The foundation of NextGen is a performance-based airspace system where we describe the required total system performance. This is comprised of required navigation performance, required communication performance and required surveillance performance.
We in the aviation industry have long struggled with how to replicate in bad weather what pilots and planes can do in good weather. Today in Los Angeles, for example, aircraft conduct approaches and landings 750ft apart on parallel runways – literally wing tip to wing tip, under VFR conditions. So what is keeping us from doing this in IFR conditions?
TECHNOLOGY AND HUMAN INGENUITY
We need to extract great precision in navigation solutions. What about a more precise coupled autopilot? And then there’s situational awareness – the ability to know your relationship with other aircraft. As you use technology to safely add incremental – and then significant – capacity to the system, we know there is more than technology at play here. We know there are tradeoffs between equipment designed to meet performance requirements and real-life operations flown by
real-life pilots. There are a host of human factors involved.
How do we find the balance between useful information and too much information? How do we present pilots with the most useful information during any phase of flight, and how do we do this in a standardised way to minimise or eliminate negative habit transfer from different cockpit layouts in different aircraft? Is there a way to be smart about system design so we can allow design flexibility to meet performance targets, while retaining some standardisation as pilots move from cockpit to cockpit?
This must be addressed through the coordinated efforts of engineers, policymakers and those who develop and deliver pilot training.

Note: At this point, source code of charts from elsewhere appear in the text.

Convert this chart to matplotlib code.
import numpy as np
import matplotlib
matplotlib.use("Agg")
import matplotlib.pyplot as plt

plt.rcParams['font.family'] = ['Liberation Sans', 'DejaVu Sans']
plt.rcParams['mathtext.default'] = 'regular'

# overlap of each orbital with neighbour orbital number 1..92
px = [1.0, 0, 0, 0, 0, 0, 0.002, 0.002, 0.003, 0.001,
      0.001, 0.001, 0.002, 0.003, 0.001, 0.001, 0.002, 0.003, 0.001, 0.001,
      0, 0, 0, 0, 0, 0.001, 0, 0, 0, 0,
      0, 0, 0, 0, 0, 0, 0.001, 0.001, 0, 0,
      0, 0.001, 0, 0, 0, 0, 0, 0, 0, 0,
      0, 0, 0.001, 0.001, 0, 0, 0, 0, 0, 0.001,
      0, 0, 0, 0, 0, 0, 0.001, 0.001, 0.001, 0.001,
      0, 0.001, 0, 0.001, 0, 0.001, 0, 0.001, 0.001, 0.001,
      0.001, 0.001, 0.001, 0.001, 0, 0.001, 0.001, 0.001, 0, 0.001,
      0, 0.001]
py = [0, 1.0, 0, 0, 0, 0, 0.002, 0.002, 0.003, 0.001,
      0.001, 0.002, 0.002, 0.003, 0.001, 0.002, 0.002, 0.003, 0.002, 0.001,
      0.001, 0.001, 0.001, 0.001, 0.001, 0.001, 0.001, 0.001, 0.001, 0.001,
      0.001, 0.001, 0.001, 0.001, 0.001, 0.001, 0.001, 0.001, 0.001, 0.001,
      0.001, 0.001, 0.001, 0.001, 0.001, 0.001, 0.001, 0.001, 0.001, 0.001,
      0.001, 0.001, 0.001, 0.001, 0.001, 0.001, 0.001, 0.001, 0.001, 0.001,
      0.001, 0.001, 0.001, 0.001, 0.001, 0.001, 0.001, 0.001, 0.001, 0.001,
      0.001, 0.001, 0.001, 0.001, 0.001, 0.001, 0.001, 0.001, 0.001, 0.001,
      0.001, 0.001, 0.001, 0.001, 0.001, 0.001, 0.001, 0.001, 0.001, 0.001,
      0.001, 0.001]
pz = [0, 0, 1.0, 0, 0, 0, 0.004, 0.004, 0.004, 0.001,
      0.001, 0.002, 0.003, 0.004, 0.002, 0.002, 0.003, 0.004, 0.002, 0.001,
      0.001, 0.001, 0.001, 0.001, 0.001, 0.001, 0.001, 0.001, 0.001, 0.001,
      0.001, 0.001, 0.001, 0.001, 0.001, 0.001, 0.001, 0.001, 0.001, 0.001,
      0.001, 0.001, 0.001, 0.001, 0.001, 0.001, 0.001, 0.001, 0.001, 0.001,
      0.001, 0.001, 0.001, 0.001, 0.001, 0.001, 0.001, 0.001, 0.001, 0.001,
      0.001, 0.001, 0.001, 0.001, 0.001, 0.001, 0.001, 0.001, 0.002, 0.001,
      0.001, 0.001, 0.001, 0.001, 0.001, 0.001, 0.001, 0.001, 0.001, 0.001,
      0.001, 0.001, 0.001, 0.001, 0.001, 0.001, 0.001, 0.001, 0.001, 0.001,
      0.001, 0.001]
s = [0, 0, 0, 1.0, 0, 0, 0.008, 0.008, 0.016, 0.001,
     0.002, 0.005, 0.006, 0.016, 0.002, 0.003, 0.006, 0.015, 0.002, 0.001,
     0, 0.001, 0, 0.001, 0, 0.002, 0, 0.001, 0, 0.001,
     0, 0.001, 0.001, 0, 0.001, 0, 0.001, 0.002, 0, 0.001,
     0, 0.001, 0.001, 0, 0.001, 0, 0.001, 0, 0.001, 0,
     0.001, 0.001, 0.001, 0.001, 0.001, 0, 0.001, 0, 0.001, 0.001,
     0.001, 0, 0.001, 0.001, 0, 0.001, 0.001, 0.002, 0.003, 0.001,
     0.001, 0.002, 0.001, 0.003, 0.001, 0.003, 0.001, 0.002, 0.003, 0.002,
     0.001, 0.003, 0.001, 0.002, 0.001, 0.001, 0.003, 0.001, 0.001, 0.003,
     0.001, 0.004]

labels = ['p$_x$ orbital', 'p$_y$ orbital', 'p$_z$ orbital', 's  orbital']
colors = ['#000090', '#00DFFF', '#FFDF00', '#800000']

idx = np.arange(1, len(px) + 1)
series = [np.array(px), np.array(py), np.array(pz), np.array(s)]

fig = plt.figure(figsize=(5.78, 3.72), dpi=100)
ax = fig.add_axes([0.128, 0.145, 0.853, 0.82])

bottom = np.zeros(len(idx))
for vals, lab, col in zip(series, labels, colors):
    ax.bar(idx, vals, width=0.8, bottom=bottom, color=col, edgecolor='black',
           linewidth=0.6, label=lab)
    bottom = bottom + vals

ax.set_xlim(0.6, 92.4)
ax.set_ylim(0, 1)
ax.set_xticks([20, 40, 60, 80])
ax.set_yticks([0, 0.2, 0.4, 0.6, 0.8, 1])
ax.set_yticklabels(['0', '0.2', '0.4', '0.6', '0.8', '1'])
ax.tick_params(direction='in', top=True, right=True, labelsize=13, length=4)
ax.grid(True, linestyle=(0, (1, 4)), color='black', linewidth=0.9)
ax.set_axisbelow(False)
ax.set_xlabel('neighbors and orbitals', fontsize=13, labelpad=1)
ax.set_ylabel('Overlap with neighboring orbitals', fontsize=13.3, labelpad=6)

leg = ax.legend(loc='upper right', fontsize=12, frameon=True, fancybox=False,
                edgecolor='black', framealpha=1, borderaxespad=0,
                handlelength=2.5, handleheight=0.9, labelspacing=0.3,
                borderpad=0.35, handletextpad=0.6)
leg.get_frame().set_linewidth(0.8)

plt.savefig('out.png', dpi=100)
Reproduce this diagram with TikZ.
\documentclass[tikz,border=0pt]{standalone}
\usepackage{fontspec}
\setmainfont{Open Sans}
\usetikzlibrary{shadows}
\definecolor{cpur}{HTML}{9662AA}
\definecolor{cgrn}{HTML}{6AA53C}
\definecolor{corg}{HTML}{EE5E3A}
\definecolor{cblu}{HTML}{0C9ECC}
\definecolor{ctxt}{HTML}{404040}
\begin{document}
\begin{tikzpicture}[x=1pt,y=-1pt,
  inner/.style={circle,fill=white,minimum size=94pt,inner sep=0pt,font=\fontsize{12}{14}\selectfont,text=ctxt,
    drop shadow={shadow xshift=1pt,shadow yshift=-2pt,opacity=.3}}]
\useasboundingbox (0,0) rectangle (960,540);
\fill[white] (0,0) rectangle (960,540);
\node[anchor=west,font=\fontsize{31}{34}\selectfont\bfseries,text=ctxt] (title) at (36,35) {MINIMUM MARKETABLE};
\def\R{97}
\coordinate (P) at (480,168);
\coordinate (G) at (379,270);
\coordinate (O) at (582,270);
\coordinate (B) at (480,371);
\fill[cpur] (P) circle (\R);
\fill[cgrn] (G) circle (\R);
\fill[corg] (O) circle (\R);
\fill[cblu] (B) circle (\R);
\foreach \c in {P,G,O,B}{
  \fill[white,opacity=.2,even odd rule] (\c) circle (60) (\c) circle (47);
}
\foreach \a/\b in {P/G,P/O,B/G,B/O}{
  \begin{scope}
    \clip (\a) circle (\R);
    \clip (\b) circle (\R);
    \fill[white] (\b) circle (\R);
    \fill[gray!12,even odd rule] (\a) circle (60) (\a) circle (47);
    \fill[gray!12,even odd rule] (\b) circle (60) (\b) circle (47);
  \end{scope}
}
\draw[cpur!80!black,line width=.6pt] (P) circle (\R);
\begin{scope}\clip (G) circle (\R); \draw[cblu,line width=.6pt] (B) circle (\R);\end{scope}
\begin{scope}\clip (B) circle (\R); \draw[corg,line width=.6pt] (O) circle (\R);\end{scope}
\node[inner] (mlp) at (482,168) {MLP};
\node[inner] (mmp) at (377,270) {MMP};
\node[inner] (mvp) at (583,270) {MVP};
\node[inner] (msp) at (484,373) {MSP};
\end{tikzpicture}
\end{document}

That is the micro level – looking at the aircraft and the interaction between pilot and machine. What about the system perspective? How do you design aircraft today that will work in the NextGen of 2025, and beyond?
A SYSTEMS APPROACH
This is where we need to think about taking a systems approach to an entirely new level. We’re doing more and more of that today by adopting safety management systems (SMSs). This closed-loop approach enables organisations to identify and manage risk far better than before. Operating under an SMS ensures a disciplined and standardised approach to managing risk. The best aspect is that we can review past experience and address known hazards. At the same time, we can look ahead and rigorously apply safety risk management principles to any changes or introduction of new elements.
Furthermore, under an SMS, the whole process – identifying potential problems and putting corrections in place – is ongoing and the procedure is continuously assessed to make sure it is working. In short, SMSs formalise risk management, which is imperative as we move from a forensic, or after-the-fact, accident investigation approach, to a diagnostic and then a more prognostic, or predictive, approach.
With the accident rate as low as it is, we must get in front of information, analyse trends and anticipate problems if we are to continue improving on an already remarkable record of achievement. Operating under an SMS will allow airlines, manufacturers and the FAA to do this better than before.
CREATING THE FUTURE
The writer and business philosopher Peter Drucker said: “The best way to predict the future is to create it.” That’s what we in the aviation community are doing with enhanced flight vision systems, predictive weather programs and other technologies, as we move surely, steadily and safely towards a performance-based National Airspace System. Together, we are creating a safer and stronger future for aviation.
The original aviation pioneers – visionaries like Walter Beech, Clyde Cessna, and Lloyd Stearman – brought us to a level that following generations were able to build upon. Imagine what future generations will be able to accomplish based on the designs being envisioned today.